9–14 Determine whether the given vectors are orthogonal.$$\mathbf{u}=2 \mathbf{i}, \quad \mathbf{v}=-7 \mathbf{j}$$

Answer

**step1** Understanding the problem

The problem asks us to determine if two given vectors, $$\mathbf{u} = 2\mathbf{i}$$ and $$\mathbf{v} = -7\mathbf{j}$$, are orthogonal. In mathematics, two vectors are considered orthogonal (or perpendicular) if the angle between them is 90 degrees. A key property used to determine orthogonality is their dot product: if the dot product of two non-zero vectors is zero, then the vectors are orthogonal.

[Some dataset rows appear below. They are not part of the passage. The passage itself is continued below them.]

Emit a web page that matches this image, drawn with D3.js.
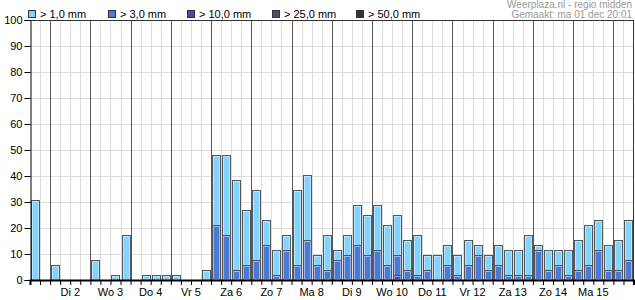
<!DOCTYPE html>
<html><head><meta charset="utf-8">
<script src="https://cdn.jsdelivr.net/npm/d3@7"></script>
<style>
body{margin:0;background:#fff;}
svg{display:block;font-family:"Liberation Sans",Arial,sans-serif;}
</style></head><body>
<svg id="c" width="635" height="300"></svg>
<script>
// 6-hour slots starting ma 1 18:00 (60 slots)
const slots = d3.range(60);
const p1  = [30.8,0,5.8,0,0,0,7.7,0,1.9,17.3, 0,1.9,1.9,1.9,1.9,0,0,3.8,48.1,48.1,
             38.5,26.9,34.6,23.1,11.5,17.3,34.6,40.4,9.6,17.3, 11.5,17.3,28.8,25.0,28.8,21.2,25.0,15.4,17.3,9.6,
             9.6,13.5,9.6,15.4,13.5,9.6,13.5,11.5,11.5,17.3, 13.5,11.5,11.5,11.5,15.4,21.2,23.1,13.5,15.4,23.1];
const p3  = [0,0,0,0,0,0,0,0,0,0, 0,0,0,0,0,0,0,0,21.2,17.3,
             3.8,5.8,7.7,13.5,1.9,11.5,5.8,15.4,5.8,3.8, 7.7,9.6,13.5,9.6,11.5,5.8,9.6,3.8,1.9,3.8,
             0,5.8,1.9,5.8,9.6,3.8,5.8,1.9,1.9,1.9, 11.5,3.8,5.8,1.9,3.8,5.8,11.5,3.8,3.8,7.7];
const p10 = [0,0,0,0,0,0,0,0,0,0, 0,0,0,0,0,0,0,0,0,0,
             0,0,0,0,0,0,0,0,0,0, 0,0,0,0,0,0,1.9,0,0,0,
             0,0,0,0,0,0,0,0,0,0, 0,0,0,0,0,0,0,0,0,0];
const p25 = new Array(60).fill(0);
const p50 = new Array(60).fill(0);
const dayLabels = ["Di 2","Wo 3","Do 4","Vr 5","Za 6","Zo 7","Ma 8","Di 9","Wo 10","Do 11","Vr 12","Za 13","Zo 14","Ma 15"];
const dayStart = 2; // slot index of first full day
const yTicks = [0,10,20,30,40,50,60,70,80,90,100];
const legendLabels = ["> 1,0 mm","> 3,0 mm","> 10,0 mm","> 25,0 mm","> 50,0 mm"];
const colors = ["#80d4ff","#4a7ad6","#4a4aa8","#4e4e72","#333333"];
const series = [p1,p3,p10,p25,p50];
const header = ["Weerplaza.nl - regio midden","Gemaakt: ma 01 dec 20:01"];

const svg = d3.select("#c");
const L=30, R=633.5, T=20, B=280;
const x = d3.scaleLinear().domain([0,60]).range([L,R]);
const y = d3.scaleLinear().domain([0,100]).range([B,T]);
const sw = x(1)-x(0);

// grid
const g = svg.append("g");
g.selectAll(".hg").data(yTicks.filter(d=>d>0&&d<100)).join("line")
 .attr("x1",L).attr("x2",R).attr("y1",d=>Math.round(y(d))+0.5).attr("y2",d=>Math.round(y(d))+0.5)
 .attr("stroke","#dcdcdc");
g.selectAll(".vg").data(d3.range(1,60)).join("line")
 .attr("x1",d=>Math.round(x(d))+0.5).attr("x2",d=>Math.round(x(d))+0.5).attr("y1",T).attr("y2",B)
 .attr("stroke",d=>((d-dayStart)%4===0)?"#5a5a5a":"#dcdcdc");

// bars
series.forEach((s,si)=>{
  const sg = svg.append("g");
  const data = slots.map(i=>({i,v:s[i]})).filter(d=>d.v>0);
  sg.selectAll("rect.o").data(data).join("rect")
    .attr("x",d=>Math.round(x(d.i))+1.5).attr("width",Math.round(sw)-2)
    .attr("y",d=>Math.round(y(d.v))+0.5).attr("height",d=>B-Math.round(y(d.v))-0.5)
    .attr("fill",colors[si]).attr("stroke","#555").attr("stroke-width",1);
  sg.selectAll("rect.i").data(data.filter(d=>B-y(d.v)>3)).join("rect")
    .attr("x",d=>Math.round(x(d.i))+2.5).attr("width",Math.round(sw)-4)
    .attr("y",d=>Math.round(y(d.v))+1.5).attr("height",d=>B-Math.round(y(d.v))-2)
    .attr("fill","none").attr("stroke","rgba(255,255,255,0.45)").attr("stroke-width",1);
});

// frame
svg.append("line").attr("x1",L).attr("x2",R).attr("y1",T+0.5).attr("y2",T+0.5).attr("stroke","#333");
svg.append("line").attr("x1",Math.round(R)-0.5).attr("x2",Math.round(R)-0.5).attr("y1",T).attr("y2",B).attr("stroke","#333");

// y axis
const ya = svg.append("g").attr("transform",`translate(${L+0.5},0)`)
  .call(d3.axisLeft(y).tickValues(yTicks).tickSize(6).tickPadding(2));
ya.select(".domain").attr("stroke","#000");
ya.selectAll(".tick line").attr("stroke","#000");
ya.selectAll("text").attr("font-size",11).attr("fill","#000").attr("font-family","Liberation Sans, Arial, sans-serif");

// x axis
const xa = svg.append("g").attr("transform",`translate(0,${B})`)
  .call(d3.axisBottom(x).tickValues(d3.range(0,61)).tickSize(5).tickFormat(""));
xa.select(".domain").attr("stroke","#000").attr("stroke-width",2);
xa.selectAll(".tick line").attr("stroke","#000");
svg.selectAll(".dl").data(dayLabels).join("text")
  .attr("x",(d,k)=>x(dayStart+k*4+2)).attr("y",296).attr("text-anchor","middle")
  .attr("font-size",11).attr("fill","#000").text(d=>d);

// legend
const lx = [28,108,187,272,356];
const lg = svg.append("g");
legendLabels.forEach((t,k)=>{
  lg.append("rect").attr("x",lx[k]+0.5).attr("y",10.5).attr("width",7).attr("height",7)
    .attr("fill",colors[k]).attr("stroke","#333");
  lg.append("text").attr("x",lx[k]+12).attr("y",18).attr("font-size",11).attr("fill","#000").text(t);
});

// header
svg.selectAll(".hd").data(header).join("text")
  .attr("x",632).attr("y",(d,k)=>8+k*10).attr("text-anchor","end")
  .attr("font-size",10).attr("fill","#999").text(d=>d);
</script>
</body></html>
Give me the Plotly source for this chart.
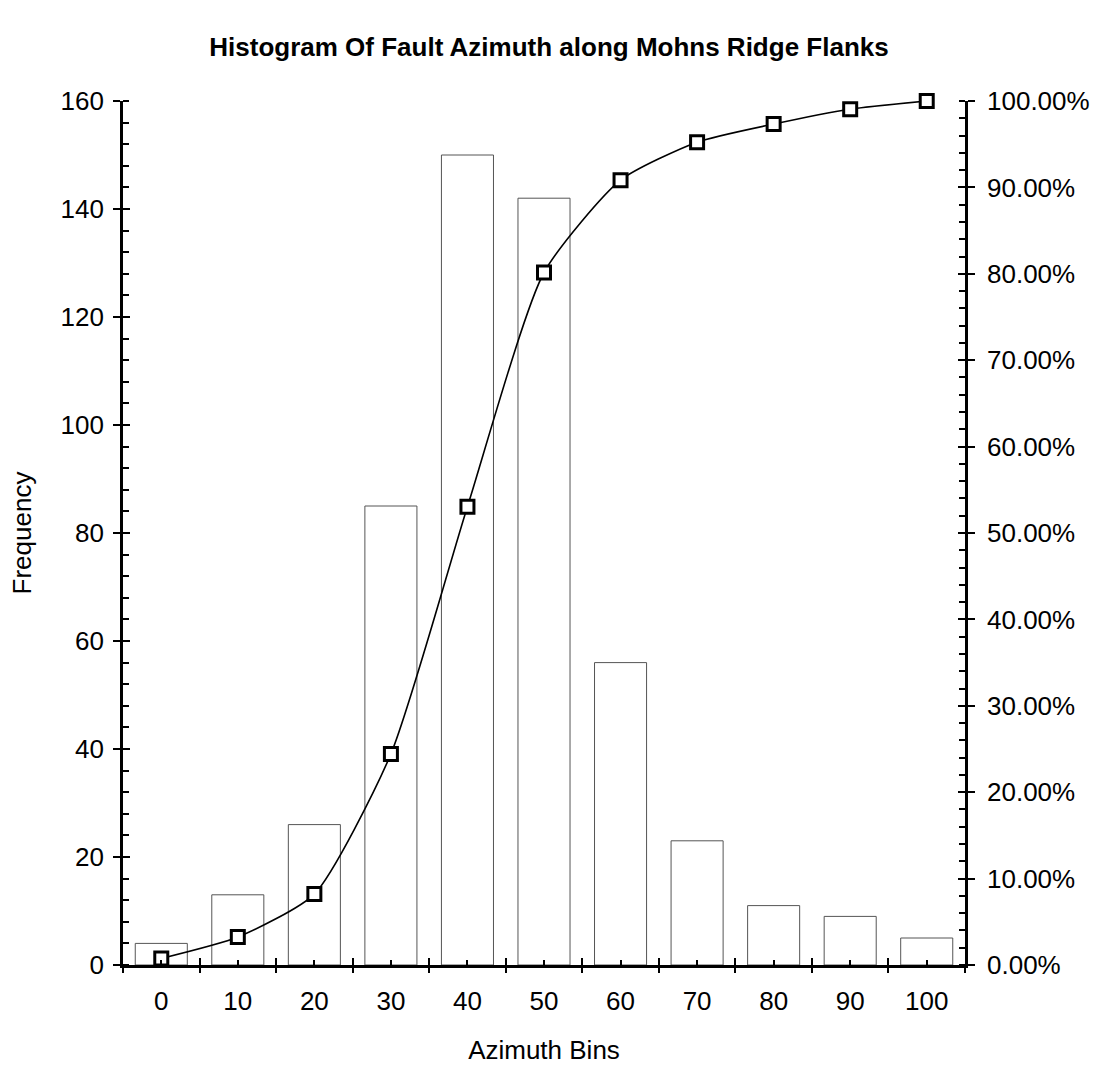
import plotly.graph_objects as go

# Azimuth bins (degrees) and fault counts per bin
bins = [0, 10, 20, 30, 40, 50, 60, 70, 80, 90, 100]
bin_labels = ["0", "10", "20", "30", "40", "50", "60", "70", "80", "90", "100"]
frequency = [4, 13, 26, 85, 150, 142, 56, 23, 11, 9, 5]
# cumulative share of faults (fraction of total)
cumulative = [0.0076, 0.0324, 0.0821, 0.2443, 0.5305, 0.8015, 0.9084, 0.9523, 0.9733, 0.9905, 1.0]

freq_ticks = [0, 20, 40, 60, 80, 100, 120, 140, 160]
pct_ticks = [0.0, 0.1, 0.2, 0.3, 0.4, 0.5, 0.6, 0.7, 0.8, 0.9, 1.0]
bin_edges = [-5, 5, 15, 25, 35, 45, 55, 65, 75, 85, 95, 105]

FONT = "Liberation Sans, Arial, sans-serif"
X_RANGE = [-5, 105]

fig = go.Figure()

fig.add_trace(go.Bar(
    x=bins, y=frequency, name="Frequency",
    marker=dict(color="white", line=dict(color="#555555", width=1)),
    xaxis="x", yaxis="y", showlegend=False,
))

fig.add_trace(go.Scatter(
    x=bins, y=cumulative, name="Cumulative %",
    mode="lines+markers", cliponaxis=False,
    line=dict(color="black", width=1.6, shape="spline", smoothing=0.6),
    marker=dict(symbol="square", size=13, color="white",
                line=dict(color="black", width=3)),
    xaxis="x", yaxis="y2", showlegend=False,
))

# empty traces so the tick-only overlay axes are drawn
for xa, ya in [("x2", "y"), ("x3", "y"), ("x", "y3"), ("x", "y4")]:
    fig.add_trace(go.Scatter(x=[], y=[], xaxis=xa, yaxis=ya,
                             showlegend=False, hoverinfo="skip"))

tick_common = dict(tickcolor="black", tickwidth=2.2, showgrid=False,
                   zeroline=False, automargin=False)

fig.update_layout(
    width=1098, height=1067,
    margin=dict(l=123, r=133, t=101, b=102),
    paper_bgcolor="white", plot_bgcolor="white",
    font=dict(family=FONT, size=26, color="black"),
    bargap=0.32,
    title=dict(
        text="<b>Histogram Of Fault Azimuth along Mohns Ridge Flanks</b>",
        x=0.5, xanchor="center", y=1 - 47 / 1067, yanchor="middle",
        font=dict(family=FONT, size=26, color="black"),
        automargin=False,
    ),
    xaxis=dict(
        range=X_RANGE, tickmode="array", tickvals=bins, ticktext=bin_labels,
        ticks="inside", ticklen=5, showline=True, linecolor="black", linewidth=2.6,
        ticklabelstandoff=11, anchor="y",
        title=dict(text="Azimuth Bins", font=dict(size=26), standoff=26),
        **tick_common,
    ),
    xaxis2=dict(
        range=X_RANGE, overlaying="x", anchor="y", tickmode="array", tickvals=bin_edges,
        ticks="outside", ticklen=7, showticklabels=False, showline=False, **tick_common,
    ),
    xaxis3=dict(
        range=X_RANGE, overlaying="x", anchor="y", tickmode="array", tickvals=bin_edges,
        ticks="inside", ticklen=7, showticklabels=False, showline=False, **tick_common,
    ),
    yaxis=dict(
        range=[0, 160], tickmode="array", tickvals=freq_ticks,
        ticks="outside", ticklen=7, showline=True, linecolor="black", linewidth=2.6,
        minor=dict(ticks="inside", dtick=4, ticklen=6, tickcolor="black", tickwidth=2),
        anchor="x", side="left", ticklabelstandoff=4,
        title=dict(text="Frequency", font=dict(size=26), standoff=22),
        **tick_common,
    ),
    yaxis3=dict(
        range=[0, 160], overlaying="y", side="left", anchor="x", tickmode="array",
        tickvals=freq_ticks, ticks="inside", ticklen=7, showticklabels=False,
        showline=False, **tick_common,
    ),
    yaxis2=dict(
        range=[0, 1], overlaying="y", side="right", anchor="x", tickmode="array",
        tickvals=pct_ticks, tickformat=".2%", ticks="outside", ticklen=7,
        showline=True, linecolor="black", linewidth=2.6,
        minor=dict(ticks="inside", dtick=0.02, ticklen=6, tickcolor="black", tickwidth=2),
        ticklabelstandoff=7,
        **tick_common,
    ),
    yaxis4=dict(
        range=[0, 1], overlaying="y", side="right", anchor="x", tickmode="array",
        tickvals=pct_ticks, ticks="inside", ticklen=7, showticklabels=False,
        showline=False, **tick_common,
    ),
)

fig.write_html("out.html")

**step2** Expressing vectors in component form

To calculate the dot product, we first need to express the given vectors in their standard component form ($$x\mathbf{i} + y\mathbf{j}$$).
For vector $$\mathbf{u} = 2\mathbf{i}$$, there is no $$\mathbf{j}$$ component explicitly stated, which means its coefficient is zero. So, we can write $$\mathbf{u}$$ as:
$$\mathbf{u} = 2\mathbf{i} + 0\mathbf{j}$$
This means the x-component of $$\mathbf{u}$$ ($$u_x$$) is 2, and the y-component of $$\mathbf{u}$$ ($$u_y$$) is 0.
For vector $$\mathbf{v} = -7\mathbf{j}$$, there is no $$\mathbf{i}$$ component explicitly stated, which means its coefficient is zero. So, we can write $$\mathbf{v}$$ as:
$$\mathbf{v} = 0\mathbf{i} - 7\mathbf{j}$$
This means the x-component of $$\mathbf{v}$$ ($$v_x$$) is 0, and the y-component of $$\mathbf{v}$$ ($$v_y$$) is -7.

**step3** Calculating the dot product

Now, we will calculate the dot product of vectors $$\mathbf{u}$$ and $$\mathbf{v}$$. For two vectors $$\mathbf{a} = a_x \mathbf{i} + a_y \mathbf{j}$$ and $$\mathbf{b} = b_x \mathbf{i} + b_y \mathbf{j}$$, their dot product is calculated as:
$$\mathbf{a} \cdot \mathbf{b} = a_x b_x + a_y b_y$$
Using the components we found in the previous step:
$$u_x = 2$$
$$u_y = 0$$
$$v_x = 0$$
$$v_y = -7$$
Substitute these values into the dot product formula:
$$\mathbf{u} \cdot \mathbf{v} = (2)(0) + (0)(-7)$$
First, we multiply the x-components: $$2 \times 0 = 0$$
Then, we multiply the y-components: $$0 \times (-7) = 0$$
Finally, we add the results:
$$\mathbf{u} \cdot \mathbf{v} = 0 + 0$$
$$\mathbf{u} \cdot \mathbf{v} = 0$$

**step4** Determining orthogonality

Since the dot product of $$\mathbf{u}$$ and $$\mathbf{v}$$ is $$0$$, according to the definition of orthogonal vectors, the vectors $$\mathbf{u}$$ and $$\mathbf{v}$$ are indeed orthogonal.